Consequential testing, especially in its cheap, easily scored format, will undermine all of these purposes. Myriad unfortunate examples in medical research, finance, and education should make us step back from the pressure for quick results at the risk of compromising integrity. If anything, pressure should promote learning from what is new and bold rather than fearing the missteps and failures that accompany new knowledge.
With the Common Core State Standards for English/language arts and mathematics completed, assessment development well under way, and testing already in place in at least one state, there are already several lessons to be learned. First, resistance to the common core is growing in part because the very idea of reaching agreement as a nation about goals for learning has become linked to high-stakes assessments. Second, there is growing resentment of a heavy federal hand in forcing theoretically voluntary standards on states through the promise of Race to the Top rewards in tough economic times. Finally, there is a perception of a conflict of interest because the same corporate entities that sell textbooks and district data systems also have a role in test development. We need to step back from the brink and avoid all of these pitfalls with the science standards.
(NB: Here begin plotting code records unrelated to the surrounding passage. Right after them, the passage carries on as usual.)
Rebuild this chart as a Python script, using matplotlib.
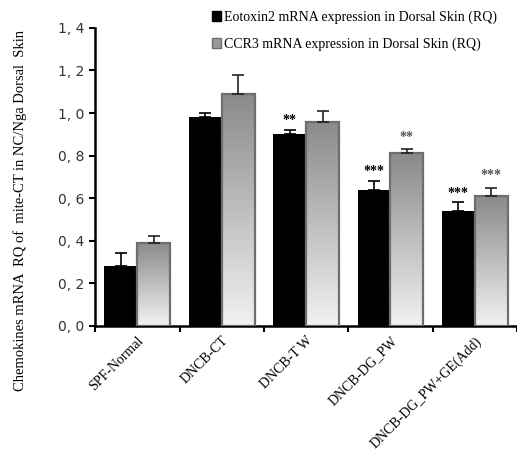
import numpy as np
import matplotlib.pyplot as plt
from matplotlib.patches import Patch
from matplotlib.colors import LinearSegmentedColormap

# data
groups = ['SPF-Normal', 'DNCB-CT', 'DNCB-T W', 'DNCB-DG_PW', 'DNCB-DG_PW+GE(Add)']
eotaxin = [0.28, 0.98, 0.90, 0.64, 0.54]
eotaxin_err = [0.06, 0.02, 0.02, 0.04, 0.04]
ccr3 = [0.39, 1.09, 0.96, 0.81, 0.61]
ccr3_err = [0.03, 0.09, 0.05, 0.02, 0.04]
eotaxin_sig = ['', '', '**', '***', '***']
ccr3_sig = ['', '', '', '**', '***']
yticks = [0.0, 0.2, 0.4, 0.6, 0.8, 1.0, 1.2, 1.4]

plt.rcParams['font.family'] = ['Liberation Serif', 'DejaVu Serif']

fig = plt.figure(figsize=(5.17, 4.57), dpi=100)
ax = fig.add_axes([0.184, 0.287, 0.816, 0.652])

x = np.arange(len(groups))
w = 0.39

b1 = ax.bar(x - w / 2, eotaxin, w, color='black', zorder=2)
ax.errorbar(x - w / 2, eotaxin, yerr=[np.zeros(len(x)), eotaxin_err], fmt='none',
            ecolor='black', elinewidth=1.2, capsize=4, capthick=1.2, zorder=3)

b2 = ax.bar(x + w / 2, ccr3, w, facecolor='none', edgecolor='#6e6e6e', linewidth=1.6, zorder=3)
ax.errorbar(x + w / 2, ccr3, yerr=[np.zeros(len(x)), ccr3_err], fmt='none',
            ecolor='#222222', elinewidth=1.2, capsize=4, capthick=1.2, zorder=3)

# vertical gradient inside each grey bar (dark at top, light at bottom)
cmap = LinearSegmentedColormap.from_list('g', ['#f2f2f2', '#8a8a8a'])
grad = np.linspace(0, 1, 256).reshape(-1, 1)
for rect in b2:
    x0, y0 = rect.get_x(), rect.get_y()
    im = ax.imshow(grad, cmap=cmap, aspect='auto', origin='lower',
                   extent=[x0, x0 + rect.get_width(), y0, y0 + rect.get_height()], zorder=2)
    im.set_clip_path(rect)

for i in range(len(groups)):
    if eotaxin_sig[i]:
        ax.annotate(eotaxin_sig[i], (x[i] - w / 2, eotaxin[i] + eotaxin_err[i]),
                    xytext=(0, 2), textcoords='offset points', ha='center', va='bottom',
                    fontsize=10, fontweight='bold', color='black')
    if ccr3_sig[i]:
        ax.annotate(ccr3_sig[i], (x[i] + w / 2, ccr3[i] + ccr3_err[i]),
                    xytext=(0, 4), textcoords='offset points', ha='center', va='bottom',
                    fontsize=10, fontweight='bold', color='#555555')

ax.set_xlim(-0.5, len(groups) - 0.5)
ax.set_ylim(0, 1.4)
ax.set_yticks(yticks)
ax.set_yticklabels([f'{v:.1f}'.replace('.', ', ') for v in yticks],
                   fontfamily='DejaVu Sans', fontsize=10, color='#333333')
ax.set_xticks(x)
ax.set_xticklabels(groups, rotation=45, ha='right', rotation_mode='anchor', fontsize=10)
ax.set_xticks(np.arange(len(groups) + 1) - 0.5, minor=True)
ax.tick_params(axis='x', which='major', length=0, pad=6)
ax.tick_params(axis='x', which='minor', length=4, width=1.5, direction='out')
ax.tick_params(axis='y', length=4, width=1.5, direction='out')

for s in ['top', 'right']:
    ax.spines[s].set_visible(False)
ax.spines['left'].set_linewidth(1.8)
ax.spines['bottom'].set_linewidth(1.8)

ax.set_ylabel('Chemokines mRNA  RQ of  mite-CT in NC/Nga Dorsal  Skin', fontsize=10.5)
ax.yaxis.set_label_coords(-0.162, 0.386)

handles = [Patch(facecolor='black', edgecolor='black'),
           Patch(facecolor='#9a9a9a', edgecolor='#6e6e6e')]
fig.legend(handles, ['Eotoxin2 mRNA expression in Dorsal Skin (RQ)',
                     'CCR3 mRNA expression in Dorsal Skin (RQ)'],
           loc='upper left', bbox_to_anchor=(0.385, 1.005), frameon=False, fontsize=10,
           handlelength=0.7, handleheight=0.7, handletextpad=0.2, labelspacing=1.0)

fig.savefig('out.png', dpi=100)
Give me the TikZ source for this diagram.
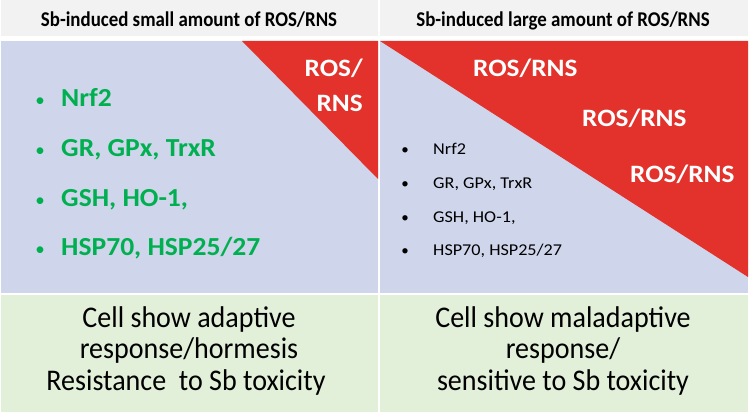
\documentclass[tikz,border=0pt]{standalone}
\usepackage{fontspec}
\setmainfont{Carlito}
\definecolor{hdr}{HTML}{F2F2F2}
\definecolor{lav}{HTML}{CFD5EA}
\definecolor{grn}{HTML}{E2EFD9}
\definecolor{rosred}{HTML}{E3312B}
\definecolor{offgreen}{HTML}{00B050}
\tikzset{
  cell/.style={fill=#1, draw=none},
  hdrtext/.style={font=\fontsize{21}{24}\selectfont\bfseries\addfontfeature{FakeStretch=0.9}, anchor=base, inner sep=0pt},
  gtext/.style={font=\fontsize{26}{30}\selectfont\bfseries\addfontfeature{FakeStretch=1.06}, text=offgreen, anchor=base west, inner sep=0pt},
  gbullet/.style={font=\fontsize{19}{22}\selectfont, text=offgreen, anchor=base, inner sep=0pt},
  btext/.style={font=\fontsize{16.5}{20}\selectfont\addfontfeature{FakeStretch=1.1}, anchor=base west, inner sep=0pt},
  bbullet/.style={font=\fontsize{15}{20}\selectfont, anchor=base, inner sep=0pt},
  rostext/.style={font=\fontsize{25}{28}\selectfont\bfseries\addfontfeature{FakeStretch=1.09}, text=white, inner sep=0pt},
  bottomtext/.style={font=\fontsize{30}{32}\selectfont\addfontfeature{FakeStretch=0.935}, anchor=base, inner sep=0pt},
}
\begin{document}
\begin{tikzpicture}[x=1pt, y=-1pt]
\useasboundingbox (0,0) rectangle (750,414);
% cells
\fill[cell=hdr] (1,0) rectangle (378,36);
\fill[cell=hdr] (380,0) rectangle (748,36);
\fill[cell=lav] (1,41) rectangle (378,293);
\fill[cell=lav] (380,41) rectangle (748,293);
\fill[cell=grn] (1,295) rectangle (378,412);
\fill[cell=grn] (380,295) rectangle (748,412);
% red triangles
\fill[rosred] (242,41) -- (378,41) -- (378,179) -- cycle;
\fill[rosred] (380,41) -- (748,41) -- (748,277) -- cycle;
% headers
\node[hdrtext] (h1) at (189,27) {Sb-induced small amount of ROS/RNS};
\node[hdrtext] (h2) at (563,27) {Sb-induced large amount of ROS/RNS};
% left list
\node[gbullet] (lb1) at (40,107) {•};
\node[gtext] (l1) at (61,107) {Nrf2};
\node[gbullet] (lb2) at (40,157) {•};
\node[gtext] (l2) at (61,157) {GR, GPx, TrxR};
\node[gbullet] (lb3) at (40,207) {•};
\node[gtext] (l3) at (61,207) {GSH, HO-1,};
\node[gbullet] (lb4) at (40,255) {•};
\node[gtext] (l4) at (61,255) {HSP70, HSP25/27};
% left ROS
\node[rostext, anchor=base east] (lr1) at (363,77) {ROS/};
\node[rostext, anchor=base east] (lr2) at (363,112) {RNS};
% right ROS
\node[rostext, anchor=base west] (rr1) at (473,77) {ROS/RNS};
\node[rostext, anchor=base west] (rr2) at (582,127) {ROS/RNS};
\node[rostext, anchor=base west] (rr3) at (630,183) {ROS/RNS};
% right list
\node[bbullet] (rb1) at (405,155) {•};
\node[btext] (r1) at (433,155) {Nrf2};
\node[bbullet] (rb2) at (405,189) {•};
\node[btext] (r2) at (433,189) {GR, GPx, TrxR};
\node[bbullet] (rb3) at (405,223) {•};
\node[btext] (r3) at (433,223) {GSH, HO-1,};
\node[bbullet] (rb4) at (405,256) {•};
\node[btext] (r4) at (433,256) {HSP70, HSP25/27};
% bottom texts
\node[bottomtext] (bl1) at (189,327) {Cell show adaptive};
\node[bottomtext] (bl2) at (189,358) {response/hormesis};
\node[bottomtext] (bl3) at (186,390) {Resistance\ \ to Sb toxicity};
\node[bottomtext] (br1) at (563,327) {Cell show maladaptive};
\node[bottomtext] (br2) at (563,358) {response/};
\node[bottomtext] (br3) at (563,390) {sensitive to Sb toxicity};
\end{tikzpicture}
\end{document}
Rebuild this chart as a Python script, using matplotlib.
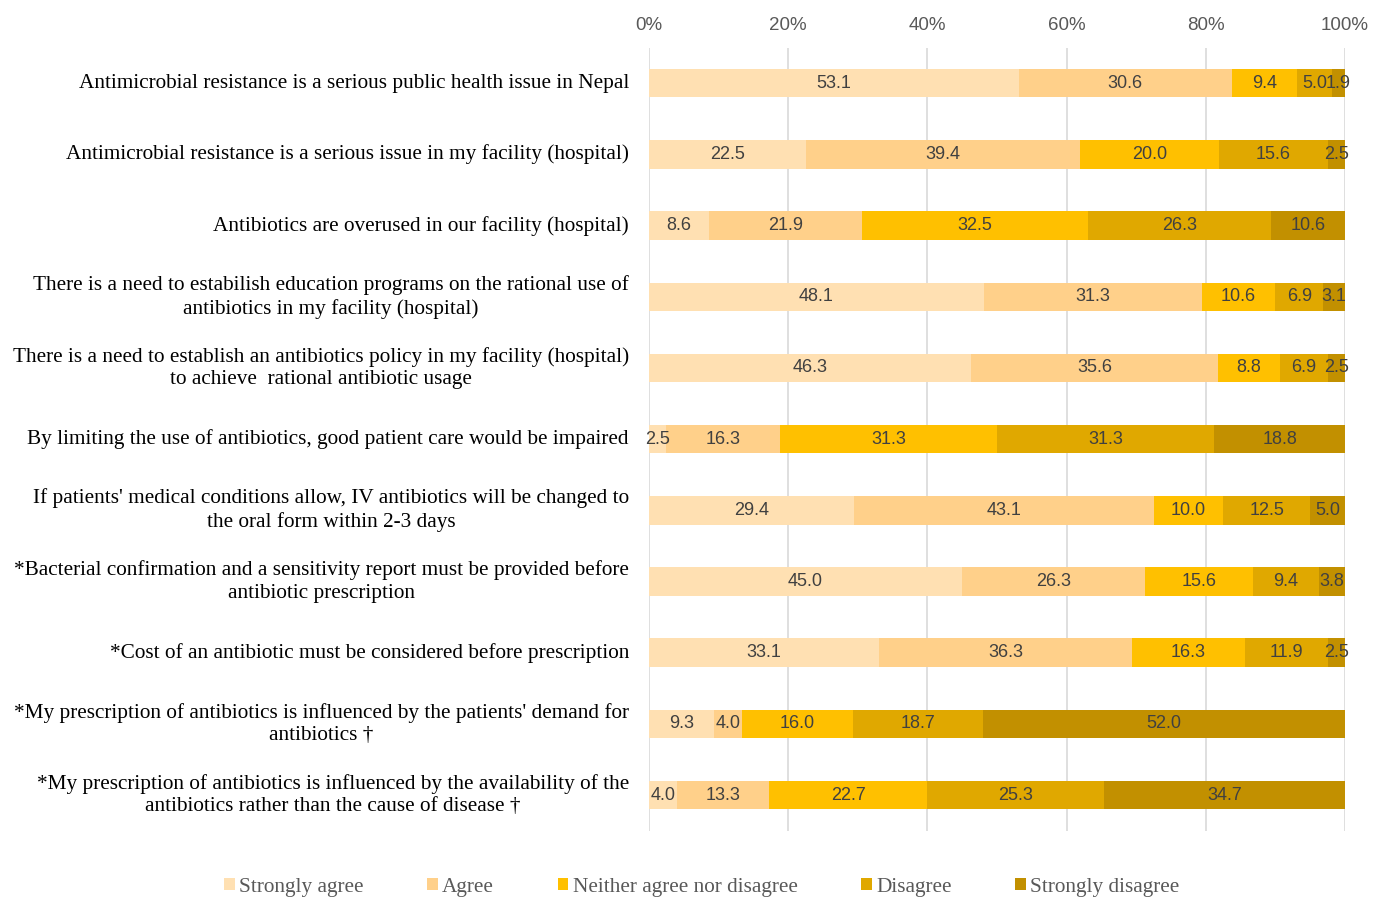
import matplotlib
matplotlib.use("Agg")
import matplotlib.pyplot as plt
import numpy as np

statements = [
    "Antimicrobial resistance is a serious public health issue in Nepal",
    "Antimicrobial resistance is a serious issue in my facility (hospital)",
    "Antibiotics are overused in our facility (hospital)",
    "There is a need to estabilish education programs on the rational use of\nantibiotics in my facility (hospital)",
    "There is a need to establish an antibiotics policy in my facility (hospital)\nto achieve  rational antibiotic usage",
    "By limiting the use of antibiotics, good patient care would be impaired",
    "If patients' medical conditions allow, IV antibiotics will be changed to\nthe oral form within 2-3 days",
    "*Bacterial confirmation and a sensitivity report must be provided before\nantibiotic prescription",
    "*Cost of an antibiotic must be considered before prescription",
    "*My prescription of antibiotics is influenced by the patients' demand for\nantibiotics \u2020",
    "*My prescription of antibiotics is influenced by the availability of the\nantibiotics rather than the cause of disease \u2020",
]
categories = ["Strongly agree", "Agree", "Neither agree nor disagree", "Disagree", "Strongly disagree"]
strongly_agree = [53.1, 22.5, 8.6, 48.1, 46.3, 2.5, 29.4, 45.0, 33.1, 9.3, 4.0]
agree = [30.6, 39.4, 21.9, 31.3, 35.6, 16.3, 43.1, 26.3, 36.3, 4.0, 13.3]
neither = [9.4, 20.0, 32.5, 10.6, 8.8, 31.3, 10.0, 15.6, 16.3, 16.0, 22.7]
disagree = [5.0, 15.6, 26.3, 6.9, 6.9, 31.3, 12.5, 9.4, 11.9, 18.7, 25.3]
strongly_disagree = [1.9, 2.5, 10.6, 3.1, 2.5, 18.8, 5.0, 3.8, 2.5, 52.0, 34.7]
xticks = [0, 20, 40, 60, 80, 100]
xtick_labels = ["0%", "20%", "40%", "60%", "80%", "100%"]
colors = ["#FFE0B2", "#FFD08A", "#FFC000", "#E0A800", "#C29000"]

series = np.array([strongly_agree, agree, neither, disagree, strongly_disagree])
totals = series.sum(axis=0)
shares = series / totals * 100

fig = plt.figure(figsize=(13.84, 8.98), dpi=100)
ax = fig.add_axes([0.469, 0.075, 0.5028, 0.872])
y = np.arange(len(statements))
left = np.zeros(len(statements))
for i, cat in enumerate(categories):
    ax.barh(y, shares[i], left=left, height=0.4, color=colors[i], label=cat, zorder=2)
    for j in range(len(statements)):
        ax.text(left[j] + shares[i][j] / 2, y[j], f"{series[i][j]:.1f}",
                ha="center", va="center", fontsize=13, color="#404040",
                family="Liberation Sans", zorder=3)
    left = left + shares[i]

ax.set_xlim(0, 100)
ax.set_ylim(len(statements) - 0.5, -0.5)
ax.set_yticks(y)
ax.set_yticklabels([])
for j, s in enumerate(statements):
    ax.text(-2.9, y[j], s, ha="right", va="center", multialignment="center",
            fontsize=15.3, family="Liberation Serif", color="#000000",
            transform=ax.transData, linespacing=1.25)
ax.set_xticks(xticks)
ax.set_xticklabels(xtick_labels, family="Liberation Sans", fontsize=13.5, color="#595959")
ax.xaxis.tick_top()
ax.tick_params(axis="x", length=0, pad=10)
ax.tick_params(axis="y", length=0)
ax.grid(axis="x", color="#D9D9D9", linewidth=1.2, zorder=0)
for sp in ax.spines.values():
    sp.set_visible(False)

leg = fig.legend(loc="center", bbox_to_anchor=(0.507, 0.012), ncol=5, frameon=False,
                 prop={"family": "Liberation Serif", "size": 15.3},
                 handlelength=0.5, handleheight=0.5, handletextpad=0.2, columnspacing=3.0)
for t in leg.get_texts():
    t.set_color("#595959")

fig.savefig("out.png", dpi=100)
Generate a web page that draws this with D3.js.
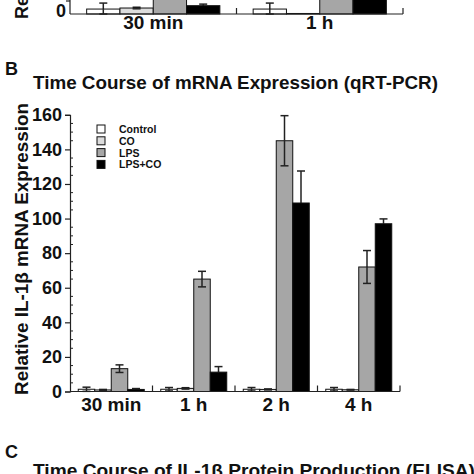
<!DOCTYPE html>
<html>
<head>
<meta charset="utf-8">
<script src="https://cdn.jsdelivr.net/npm/d3@7"></script>
<style>
  body { margin: 0; background: #fff; }
  svg { display: block; font-family: "Liberation Sans", Arial, sans-serif; font-weight: bold; }
</style>
</head>
<body>
<svg width="474" height="474"></svg>
<script>
const width = 474;
const height = 474;

const series = ["Control", "CO", "LPS", "LPS+CO"];
const colors = ["#ffffff", "#dcdcdc", "#a6a6a6", "#000000"];

// panel A (only its lower edge is visible)
const timesA = ["30 min", "1 h"];
const valuesA = [
    [1.9, 2.3, 40, 3.2],
    [1.9, 0.2, 50, 45]
];
const errorsA = [
    [2.3, 0.3, 0, 0.6],
    [2.3, 0, 0, 0]
];

// panel B
const timesB = ["30 min", "1 h", "2 h", "4 h"];
const valuesB = [
    [1.3, 0.9, 13.2, 1.2],
    [1.3, 1.8, 65, 11.2],
    [1.3, 1.2, 145, 109],
    [1.3, 1.0, 72, 97]
];
const errorsB = [
    [1.2, 0.3, 2.2, 0.5],
    [1.0, 0.4, 4.5, 3.2],
    [1.0, 0.3, 14.5, 18.5],
    [1.0, 0.2, 9.5, 2.8]
];
const yTicksB = [0, 20, 40, 60, 80, 100, 120, 140, 160];

const svg = d3.select("svg");

// stretch glyphs a little to the width of the original (Helvetica is wider)
function stretch(sel, target) {
    return sel.attr("textLength", target).attr("lengthAdjust", "spacingAndGlyphs");
}

function drawBars(g, times, values, errors, xScale, yScale) {
    const inner = d3.scaleBand()
        .domain(series)
        .range([0, xScale.bandwidth()])
        .paddingOuter(0.5);

    const groups = g.selectAll(".group")
        .data(times)
        .enter()
        .append("g")
        .attr("class", "group")
        .attr("transform", d => `translate(${xScale(d)},0)`);

    // upper whisker
    groups.each(function(t, i) {
        series.forEach((s, j) => {
            const v = values[i][j], e = errors[i][j];
            if (!e) return;
            const cx = inner(s) + inner.bandwidth() / 2;
            const sel = d3.select(this).append("g")
                .attr("stroke", "#222").attr("stroke-width", 1.5);
            sel.append("line")
                .attr("x1", cx).attr("x2", cx)
                .attr("y1", yScale(v)).attr("y2", yScale(v + e));
            sel.append("line")
                .attr("x1", cx - 4).attr("x2", cx + 4)
                .attr("y1", yScale(v + e)).attr("y2", yScale(v + e));
        });
    });

    groups.selectAll("rect")
        .data((d, i) => series.map((s, j) => ({ s, v: values[i][j], c: colors[j] })))
        .enter()
        .append("rect")
        .attr("x", d => inner(d.s))
        .attr("y", d => yScale(d.v))
        .attr("width", inner.bandwidth())
        .attr("height", d => yScale(0) - yScale(d.v))
        .attr("fill", d => d.c)
        .attr("stroke", "#111")
        .attr("stroke-width", 1);

    // lower whisker, drawn over the lighter bars
    groups.each(function(t, i) {
        series.forEach((s, j) => {
            const v = values[i][j], e = errors[i][j];
            if (!e || j === 3) return;
            const cx = inner(s) + inner.bandwidth() / 2;
            const lo = Math.max(0, v - e);
            const sel = d3.select(this).append("g")
                .attr("stroke", "#222").attr("stroke-width", 1.5);
            sel.append("line")
                .attr("x1", cx).attr("x2", cx)
                .attr("y1", yScale(v)).attr("y2", yScale(lo));
            sel.append("line")
                .attr("x1", cx - 4).attr("x2", cx + 4)
                .attr("y1", yScale(lo)).attr("y2", yScale(lo));
        });
    });
}

function drawXAxis(g, xScale, y0, labelDy) {
    g.append("line")
        .attr("x1", xScale.range()[0]).attr("x2", xScale.range()[1])
        .attr("y1", y0).attr("y2", y0)
        .attr("stroke", "#222").attr("stroke-width", 1.2);
    const bounds = xScale.domain().map(d => xScale(d) + xScale.bandwidth());
    g.selectAll(".xtick")
        .data(bounds)
        .enter()
        .append("line")
        .attr("x1", d => d).attr("x2", d => d)
        .attr("y1", y0).attr("y2", y0 - 6)
        .attr("stroke", "#222").attr("stroke-width", 1.2);
    g.selectAll(".xlabel")
        .data(xScale.domain())
        .enter()
        .append("text")
        .attr("x", d => xScale(d) + xScale.bandwidth() / 2)
        .attr("y", y0 + labelDy)
        .attr("text-anchor", "middle")
        .attr("font-size", 19)
        .attr("fill", "#111")
        .text(d => d);
}

// ---------- panel A ----------
const gA = svg.append("g");
const xA = d3.scaleBand().domain(timesA).range([70, 403]);
const yA = d3.scaleLinear().domain([0, 5]).range([14, 1]);
drawBars(gA, timesA, valuesA, errorsA, xA, yA);
drawXAxis(gA, xA, yA(0), 15);
gA.append("line")
    .attr("x1", 70).attr("x2", 70).attr("y1", 0).attr("y2", yA(0))
    .attr("stroke", "#222").attr("stroke-width", 1.2);
gA.append("line")
    .attr("x1", 66).attr("x2", 70).attr("y1", yA(5)).attr("y2", yA(5))
    .attr("stroke", "#222").attr("stroke-width", 1.2);
gA.append("text")
    .attr("x", 66).attr("y", 17)
    .attr("text-anchor", "end").attr("font-size", 18).attr("fill", "#111")
    .text("0");
gA.append("text")
    .attr("transform", `translate(28,19) rotate(-90)`)
    .attr("font-size", 18).attr("fill", "#111")
    .text("Relative IL-1β Protein Expression");

// ---------- panel B ----------
const gB = svg.append("g");
const xB = d3.scaleBand().domain(timesB).range([70, 400]);
const yB = d3.scaleLinear().domain([0, 160]).range([391.5, 114.8]);

svg.append("text")
    .attr("x", 5).attr("y", 75)
    .attr("font-size", 18).attr("fill", "#111")
    .text("B");
stretch(svg.append("text")
    .attr("x", 33).attr("y", 89)
    .attr("font-size", 18.5).attr("fill", "#111")
    .text("Time Course of mRNA Expression (qRT-PCR)"), 405);

drawBars(gB, timesB, valuesB, errorsB, xB, yB);
drawXAxis(gB, xB, yB(0), 19);

const yAxis = d3.axisLeft(yB)
    .tickValues(yTicksB)
    .tickSize(5)
    .tickPadding(3);
const yAxisG = gB.append("g")
    .attr("transform", "translate(70,0)")
    .call(yAxis);
yAxisG.select(".domain").attr("stroke", "#222").attr("stroke-width", 1.2);
yAxisG.selectAll(".tick line").attr("stroke", "#222").attr("stroke-width", 1.2);
yAxisG.selectAll(".tick text")
    .attr("font-size", 18)
    .attr("font-family", "Liberation Sans, Arial, sans-serif")
    .attr("font-weight", "bold")
    .attr("fill", "#111");

const minor = d3.range(0, 161, 5).filter(v => v % 20 !== 0);
gB.selectAll(".minor")
    .data(minor)
    .enter()
    .append("line")
    .attr("x1", 70).attr("x2", 73)
    .attr("y1", d => yB(d)).attr("y2", d => yB(d))
    .attr("stroke", "#222").attr("stroke-width", 1);

stretch(gB.append("text")
    .attr("transform", `translate(28,395) rotate(-90)`)
    .attr("font-size", 18).attr("fill", "#111")
    .text("Relative IL-1β mRNA Expression"), 292);

// legend
const legend = gB.append("g").attr("transform", "translate(97,125)");
legend.selectAll("rect")
    .data(series)
    .enter()
    .append("rect")
    .attr("x", 0)
    .attr("y", (d, i) => i * 11.8)
    .attr("width", 8)
    .attr("height", 8)
    .attr("fill", (d, i) => colors[i])
    .attr("stroke", "#111")
    .attr("stroke-width", 1);
legend.selectAll("text")
    .data(series)
    .enter()
    .append("text")
    .attr("x", 22)
    .attr("y", (d, i) => i * 11.8 + 8)
    .attr("font-size", 10.5)
    .attr("fill", "#111")
    .text(d => d);

// ---------- panel C (title only visible) ----------
svg.append("text")
    .attr("x", 5).attr("y", 458)
    .attr("font-size", 18).attr("fill", "#111")
    .text("C");
stretch(svg.append("text")
    .attr("x", 33).attr("y", 477)
    .attr("font-size", 19).attr("fill", "#111")
    .text("Time Course of IL-1β Protein Production (ELISA)"), 442);
</script>
</body>
</html>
Currently, states have tests designed to assess previous standards iterations. As long as these assessments are in place for accountability, they will command greater attention than the new standards, inhibiting generative work on their implementation. Therefore, states that adopt the next-generation science standards should place a moratorium on the use of their statewide science tests. However, in order to maintain momentum, federal and state authorities should provide grants to states, districts, curriculum developers, and researchers to develop long-term, comprehensive science and engineering learning, assessment, and improvement plans, as the National Research Council has recommended. By all means, we should assess the impact of the new science and engineering standards on learning. Every teacher should have high-quality, curriculum-embedded assessment tools to gauge the learning of every student. Substantial research has demonstrated that such formative, just-in-time assessment is a more powerful driver of improvement than late-arriving standardized tests. Alternatively, research and overall program assessment can be accomplished with sampling, targeted case studies, and other analytic strategies. Decisions about high-stakes assessment of science and engineering will determine whether the new standards generate a wave of improvement or just another ripple in the pond.